I wait a little awkwardly, hand poised by my side ready to spring into action in case a handshake is necessary. Every time the dance teacher or one of the senior dancers arrives, this happens. I stop everything–while trying to look like I haven’t stopped anything–and watch to see if she’s shaking hands with the other girls and, more specifically, if it looks like she wants to shake hands with me.

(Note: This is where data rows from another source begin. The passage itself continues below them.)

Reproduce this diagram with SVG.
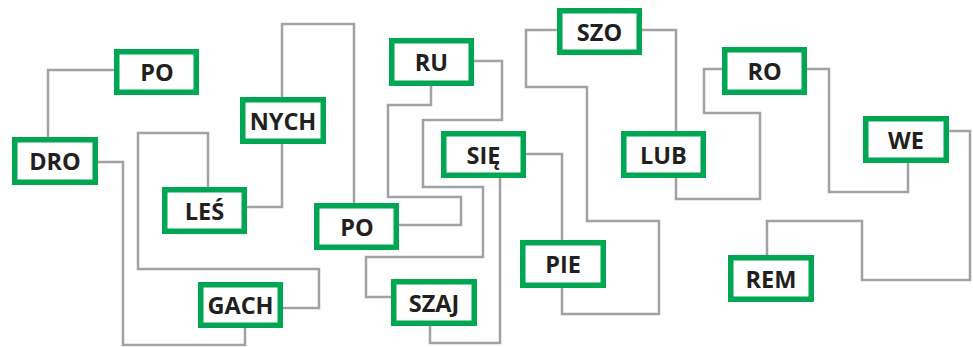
<svg xmlns="http://www.w3.org/2000/svg" width="973" height="347" viewBox="0 0 973 347">
<style>
.c{fill:none;stroke:#a0a2a5;stroke-width:2.5}
.n rect{fill:#fff;stroke:#00a651;stroke-width:5.5}
.n text{font-family:"Open Sans","Liberation Sans",sans-serif;font-weight:700;font-size:23.5px;fill:#231f20;text-anchor:middle}
</style>
<rect width="973" height="347" fill="#fff"/>
<g id="connectors">
<path class="c" d="M114,70 H48 V137"/>
<path class="c" d="M98,162 H123 V345 H245 V328"/>
<path class="c" d="M208,187 V133 H138 V269 H319 V308 H283"/>
<path class="c" d="M247,207 H282 V144"/>
<path class="c" d="M282,97 V24 H354 V203"/>
<path class="c" d="M431,86 V105 H388 V197 H461 V225 H399"/>
<path class="c" d="M474,61 H502 V120 H423 V187 H483 V257 H366 V297 H391"/>
<path class="c" d="M526,154 H562 V240"/>
<path class="c" d="M500,178 V343 H430 V326"/>
<path class="c" d="M557,30 H526 V87 H587 V221 H659 V314 H562 V288"/>
<path class="c" d="M642,30 H676 V131"/>
<path class="c" d="M676,178 V199 H760 V113 H704 V69 H722"/>
<path class="c" d="M807,69 H829 V192 H908 V163"/>
<path class="c" d="M949,131 H970 V280 H862 V221 H767 V255"/>
</g>
<g id="po1" class="n"><rect x="116.75" y="51.75" width="79.5" height="40.5"/><text x="157" y="81">PO</text></g>
<g id="dro" class="n"><rect x="14.75" y="139.75" width="80.5" height="42.5"/><text x="55" y="170">DRO</text></g>
<g id="les" class="n"><rect x="164.75" y="189.75" width="79.5" height="41.5"/><text x="204.5" y="219.5">LEŚ</text></g>
<g id="gach" class="n"><rect x="200.75" y="284.75" width="79.5" height="40.5"/><text x="240.5" y="314">GACH</text></g>
<g id="nych" class="n"><rect x="242.75" y="99.75" width="80.5" height="41.5"/><text x="283" y="129.5">NYCH</text></g>
<g id="po2" class="n"><rect x="316.75" y="205.75" width="79.5" height="41.5"/><text x="357" y="235.5">PO</text></g>
<g id="ru" class="n"><rect x="391.75" y="40.75" width="79.5" height="42.5"/><text x="431.5" y="71">RU</text></g>
<g id="sie" class="n"><rect x="443.75" y="133.75" width="79.5" height="41.5"/><text x="483.5" y="163.5">SIĘ</text></g>
<g id="szaj" class="n"><rect x="393.75" y="281.75" width="80.5" height="41.5"/><text x="434" y="311.5">SZAJ</text></g>
<g id="szo" class="n"><rect x="559.75" y="10.75" width="79.5" height="41.5"/><text x="599.5" y="40.5">SZO</text></g>
<g id="lub" class="n"><rect x="623.75" y="133.75" width="79.5" height="41.5"/><text x="663.5" y="163.5">LUB</text></g>
<g id="pie" class="n"><rect x="522.75" y="242.75" width="80.5" height="42.5"/><text x="563" y="273">PIE</text></g>
<g id="ro" class="n"><rect x="724.75" y="49.75" width="79.5" height="42.5"/><text x="764.5" y="80">RO</text></g>
<g id="we" class="n"><rect x="865.75" y="118.75" width="80.5" height="41.5"/><text x="906" y="148.5">WE</text></g>
<g id="rem" class="n"><rect x="730.75" y="257.75" width="80.5" height="41.5"/><text x="771" y="287.5">REM</text></g>
</svg>
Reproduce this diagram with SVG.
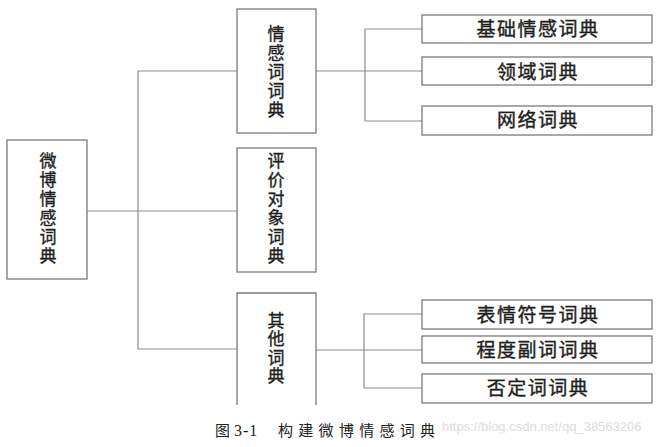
<svg xmlns="http://www.w3.org/2000/svg" width="658" height="447" viewBox="0 0 658 447">
<style>
.box{fill:#fff;stroke:#7a7a7a;stroke-width:1.3}
.ln{fill:none;stroke:#8c8c8c;stroke-width:1.2}
.v{font-family:"Noto Sans CJK SC","Noto Sans",sans-serif;font-size:17px;fill:#1e1e1e;stroke:#1e1e1e;stroke-width:0.35;writing-mode:vertical-rl;letter-spacing:2px}
.h{font-family:"Noto Sans CJK SC","Noto Sans",sans-serif;font-size:19px;fill:#1e1e1e;stroke:#1e1e1e;stroke-width:0.4;text-anchor:middle;letter-spacing:1.5px}
.cap{font-family:"Liberation Serif","Noto Sans CJK SC",serif;font-size:15px;fill:#222}
.wm{font-family:"Liberation Sans",sans-serif;font-size:13px;fill:#dcdcdc}
</style>
<rect width="658" height="447" fill="#fff"/>
<g id="connectors">
<path class="ln" d="M87 211H237"/>
<path class="ln" d="M237 71H138V349H237"/>
<path class="ln" d="M316 71H422"/>
<path class="ln" d="M422 29H365V121H422"/>
<path class="ln" d="M316 350H422"/>
<path class="ln" d="M422 314H364V388H422"/>
</g>
<g id="root">
<rect class="box" x="7" y="140" width="80" height="139"/>
<text class="v" x="48" y="152">微博情感词典</text>
</g>
<g id="emotion">
<rect class="box" x="237" y="9" width="79" height="124"/>
<text class="v" x="276" y="25.5">情感词词典</text>
</g>
<g id="target">
<rect class="box" x="237" y="148" width="79" height="124"/>
<text class="v" x="276" y="152">评价对象词典</text>
</g>
<g id="other">
<path class="box" d="M237 405V293H316V405"/>
<text class="v" x="276" y="312" style="letter-spacing:1.5px">其他词典</text>
</g>
<g id="basic">
<rect class="box" x="422" y="15" width="230" height="28"/>
<text class="h" x="538" y="36">基础情感词典</text>
</g>
<g id="domain">
<rect class="box" x="422" y="57" width="230" height="28"/>
<text class="h" x="538" y="79">领域词典</text>
</g>
<g id="network">
<rect class="box" x="422" y="106" width="230" height="29"/>
<text class="h" x="538" y="127">网络词典</text>
</g>
<g id="emoticon">
<rect class="box" x="422" y="300" width="230" height="29"/>
<text class="h" x="538" y="322">表情符号词典</text>
</g>
<g id="degree">
<rect class="box" x="422" y="336" width="230" height="27"/>
<text class="h" x="538" y="357">程度副词词典</text>
</g>
<g id="negation">
<rect class="box" x="422" y="374" width="230" height="29"/>
<text class="h" x="538" y="395">否定词词典</text>
</g>
<text class="wm" x="442" y="431">https://blog.csdn.net/qq_38563206</text>
<text class="cap" y="436"><tspan x="215">图</tspan><tspan x="234" font-size="16" letter-spacing="1">3-1</tspan><tspan x="278" letter-spacing="5.3">构建微博情感词典</tspan></text>
</svg>
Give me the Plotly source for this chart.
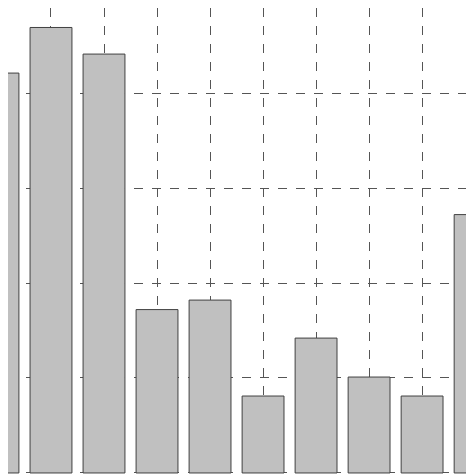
import plotly.graph_objects as go

positions = [0, 1, 2, 3, 4, 5, 6, 7, 8, 9]
values = [4.21, 4.69, 4.41, 1.72, 1.82, 0.81, 1.42, 1.01, 0.81, 2.72]

fig = go.Figure(go.Bar(
    x=positions, y=values, width=0.79,
    marker=dict(color="#c0c0c0", line=dict(color="#404040", width=1)),
))
grid = dict(showgrid=True, gridcolor="#555555", griddash="dash", gridwidth=0.7,
            dtick=1, showticklabels=False, zeroline=False, showline=False, ticks="")
fig.update_layout(
    width=474, height=474, margin=dict(l=0, r=0, t=0, b=0),
    plot_bgcolor="white", paper_bgcolor="white", showlegend=False,
    xaxis=dict(range=[0.189, 9.13], tick0=0, **grid),
    yaxis=dict(range=[-0.095, 4.895], tick0=0, **grid),
)
fig.write_html("out.html")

When the other dance girls shake hands with their superiors, they bring the other person’s hand to their forehead or the side of their face. When I shake hands, I usually bow my head a little, unsure of the full meaning behind the hand-to-forehead handshake and unsure how strange it would be if I suddenly tried it. My language teacher told me that the hand-to-forehead handshake is usually a gesture from children to their elders and thus could advise me no further. I just try to be as deferential as possible while keeping in mind that I’m a foreigner and so all bets are off.
So, anyway, my dance teacher arrives and I watch as she moves down the line of girls–all of us arranged on the steps. She shakes hands with each of them and finally gets to me.
We shake hands, and I start my habitual nod. I don’t finish it, because at the same time my teacher moves our clasped hands upward, forcing the back of her hand towards my forehead. I go along with it, raising her hand to my slightly bowed head.
I’m grinning. It’s pretty clear how I’ll be greeting her from now on.